Records provided:
————

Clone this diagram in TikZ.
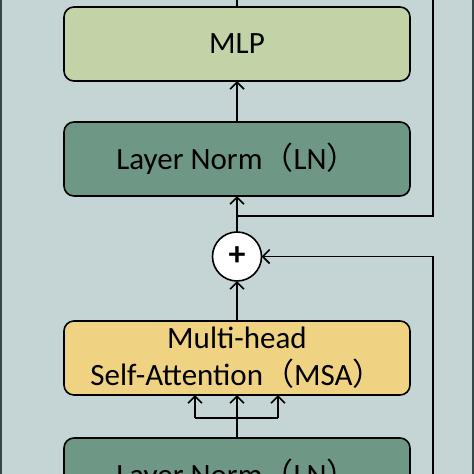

————

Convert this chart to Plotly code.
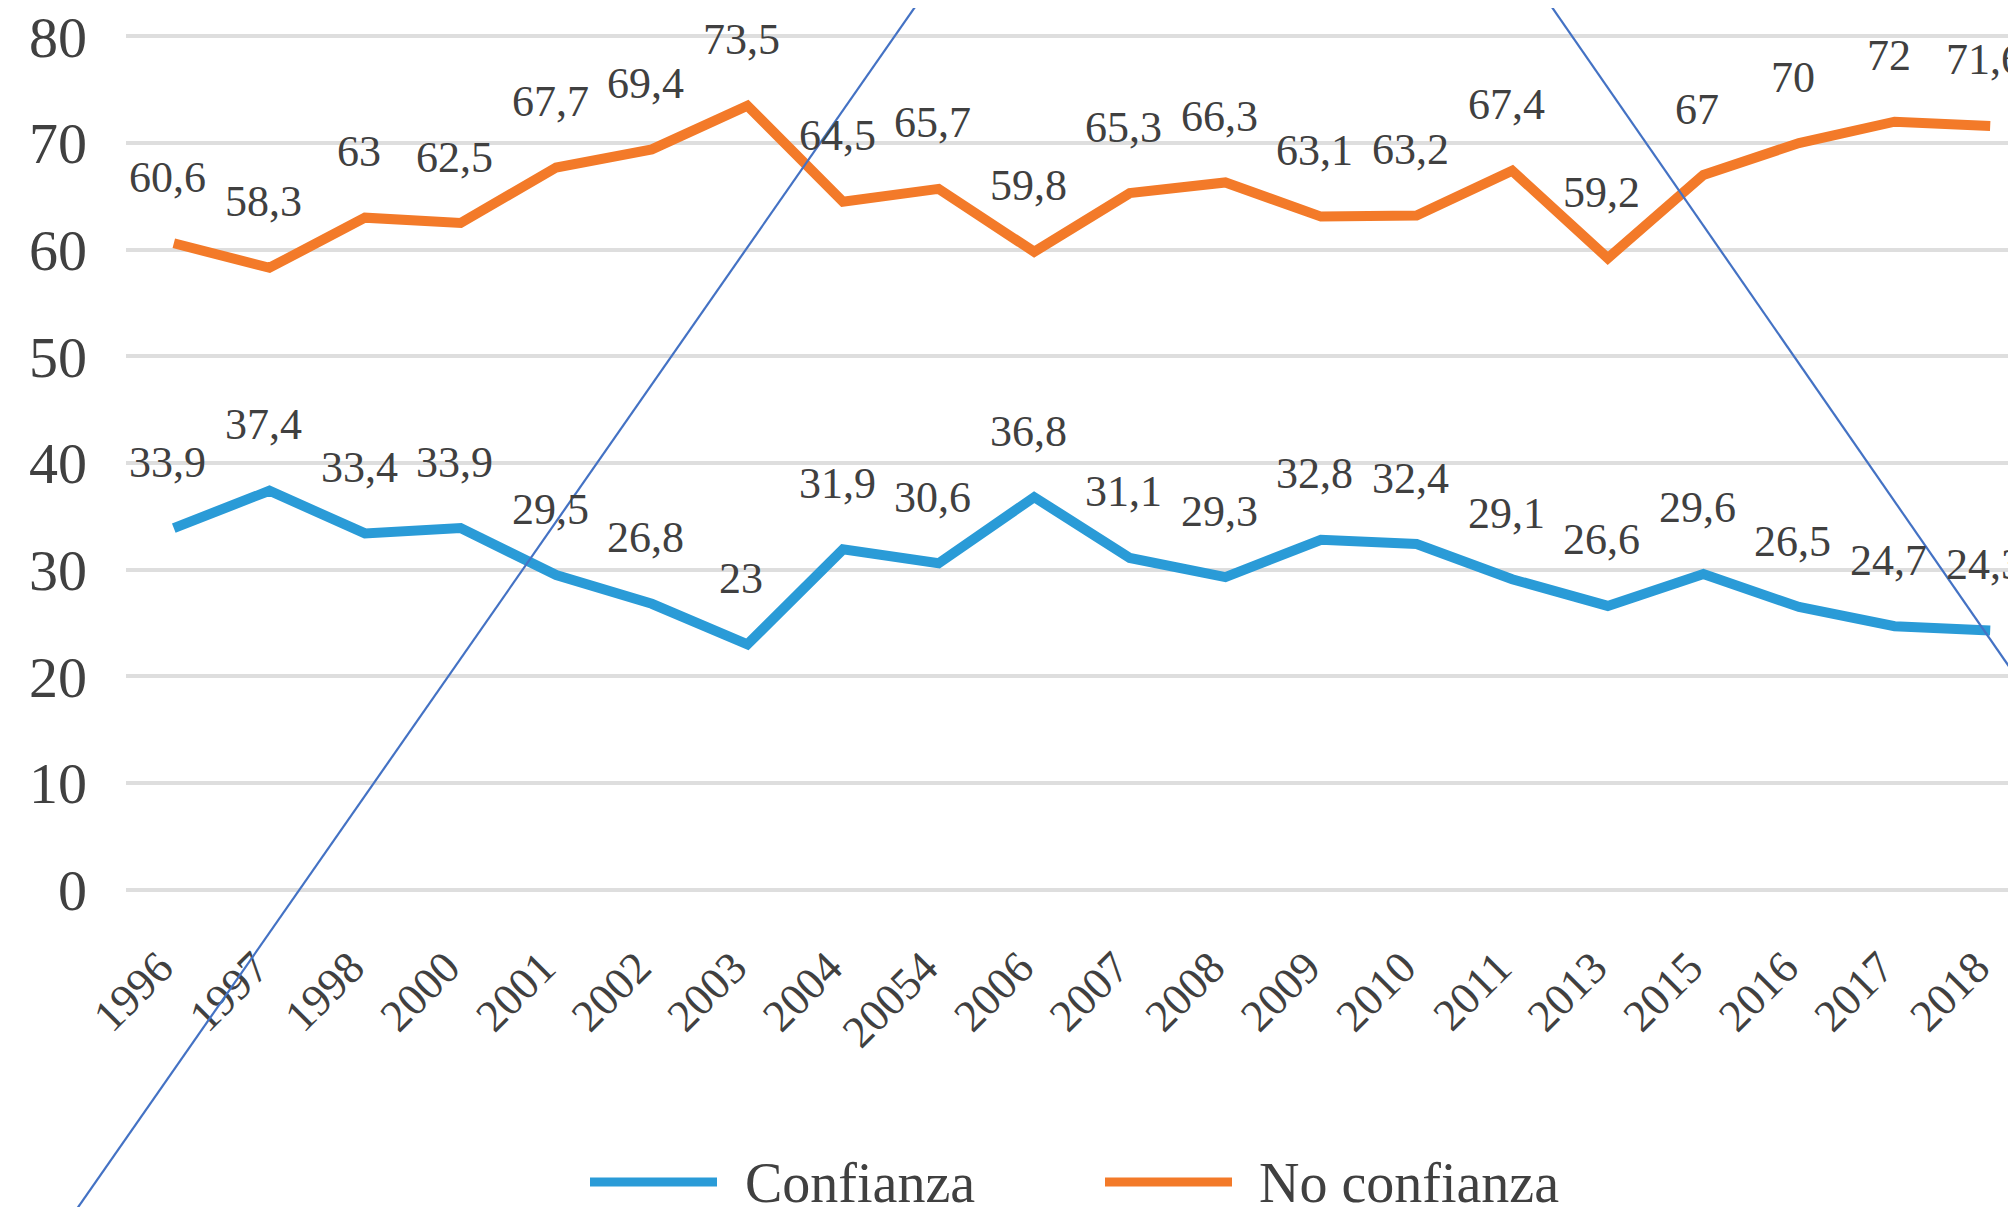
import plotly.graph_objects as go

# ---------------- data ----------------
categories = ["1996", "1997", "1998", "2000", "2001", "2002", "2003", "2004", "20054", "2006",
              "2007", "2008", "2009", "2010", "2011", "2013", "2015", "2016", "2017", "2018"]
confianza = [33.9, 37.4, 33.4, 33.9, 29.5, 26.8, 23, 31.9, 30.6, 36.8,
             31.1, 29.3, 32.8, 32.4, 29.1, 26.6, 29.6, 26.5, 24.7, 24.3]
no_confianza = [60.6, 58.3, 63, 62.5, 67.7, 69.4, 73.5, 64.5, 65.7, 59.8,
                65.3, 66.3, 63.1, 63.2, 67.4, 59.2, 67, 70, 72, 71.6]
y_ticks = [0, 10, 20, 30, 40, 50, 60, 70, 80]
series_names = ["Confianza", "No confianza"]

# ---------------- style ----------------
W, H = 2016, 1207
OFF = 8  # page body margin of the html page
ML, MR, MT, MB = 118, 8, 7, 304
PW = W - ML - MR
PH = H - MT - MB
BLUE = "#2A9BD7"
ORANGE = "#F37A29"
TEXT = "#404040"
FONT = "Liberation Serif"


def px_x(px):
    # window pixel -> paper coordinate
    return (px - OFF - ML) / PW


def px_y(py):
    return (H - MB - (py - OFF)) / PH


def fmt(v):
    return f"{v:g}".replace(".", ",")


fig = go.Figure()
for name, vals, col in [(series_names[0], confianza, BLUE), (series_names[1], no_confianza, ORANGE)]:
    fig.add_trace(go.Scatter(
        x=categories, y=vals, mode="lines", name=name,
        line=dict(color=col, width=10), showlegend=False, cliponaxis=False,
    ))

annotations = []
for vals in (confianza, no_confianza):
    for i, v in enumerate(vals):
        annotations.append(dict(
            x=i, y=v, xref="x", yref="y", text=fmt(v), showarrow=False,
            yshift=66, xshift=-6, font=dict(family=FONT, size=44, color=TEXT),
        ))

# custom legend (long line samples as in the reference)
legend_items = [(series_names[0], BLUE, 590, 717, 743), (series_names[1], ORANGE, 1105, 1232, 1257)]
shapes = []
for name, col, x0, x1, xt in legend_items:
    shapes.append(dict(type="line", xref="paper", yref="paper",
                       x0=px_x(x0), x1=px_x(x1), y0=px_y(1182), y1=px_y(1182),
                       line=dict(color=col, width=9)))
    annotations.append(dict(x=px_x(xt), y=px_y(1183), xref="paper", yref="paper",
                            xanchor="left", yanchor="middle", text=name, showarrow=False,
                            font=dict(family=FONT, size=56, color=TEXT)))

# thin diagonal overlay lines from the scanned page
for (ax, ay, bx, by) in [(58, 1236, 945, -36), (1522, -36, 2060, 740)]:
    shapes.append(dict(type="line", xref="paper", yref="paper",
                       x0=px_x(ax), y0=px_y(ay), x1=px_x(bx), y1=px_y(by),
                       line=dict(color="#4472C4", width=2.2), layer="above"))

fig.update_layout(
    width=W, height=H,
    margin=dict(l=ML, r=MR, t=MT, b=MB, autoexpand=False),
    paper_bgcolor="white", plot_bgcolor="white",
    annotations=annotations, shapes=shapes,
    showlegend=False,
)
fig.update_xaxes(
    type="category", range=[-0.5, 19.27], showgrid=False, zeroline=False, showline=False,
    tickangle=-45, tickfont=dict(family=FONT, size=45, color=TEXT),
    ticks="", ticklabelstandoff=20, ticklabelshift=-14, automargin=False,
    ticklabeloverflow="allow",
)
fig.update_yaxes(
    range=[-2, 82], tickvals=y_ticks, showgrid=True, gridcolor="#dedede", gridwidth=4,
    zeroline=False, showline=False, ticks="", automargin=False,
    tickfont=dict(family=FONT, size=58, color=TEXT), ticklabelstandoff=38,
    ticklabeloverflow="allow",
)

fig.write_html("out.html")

————

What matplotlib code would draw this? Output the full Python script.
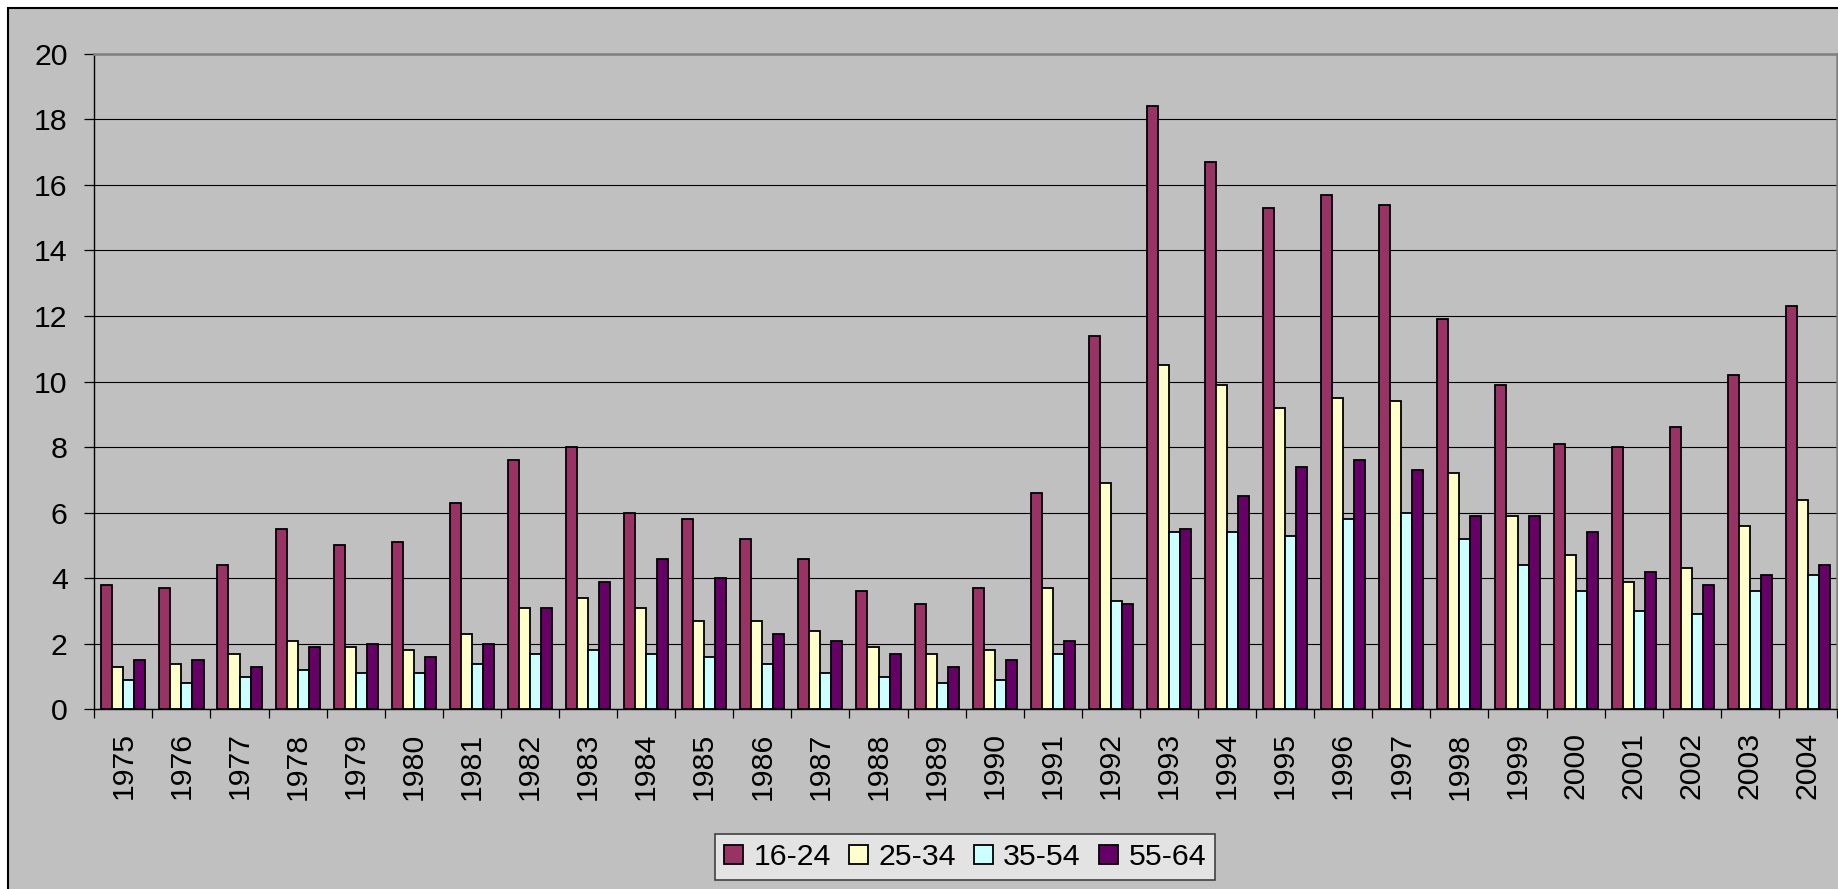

————

Short problem: Determine the number of lines in the data that contain "this" as a word or string, and state only that number.

Result: 3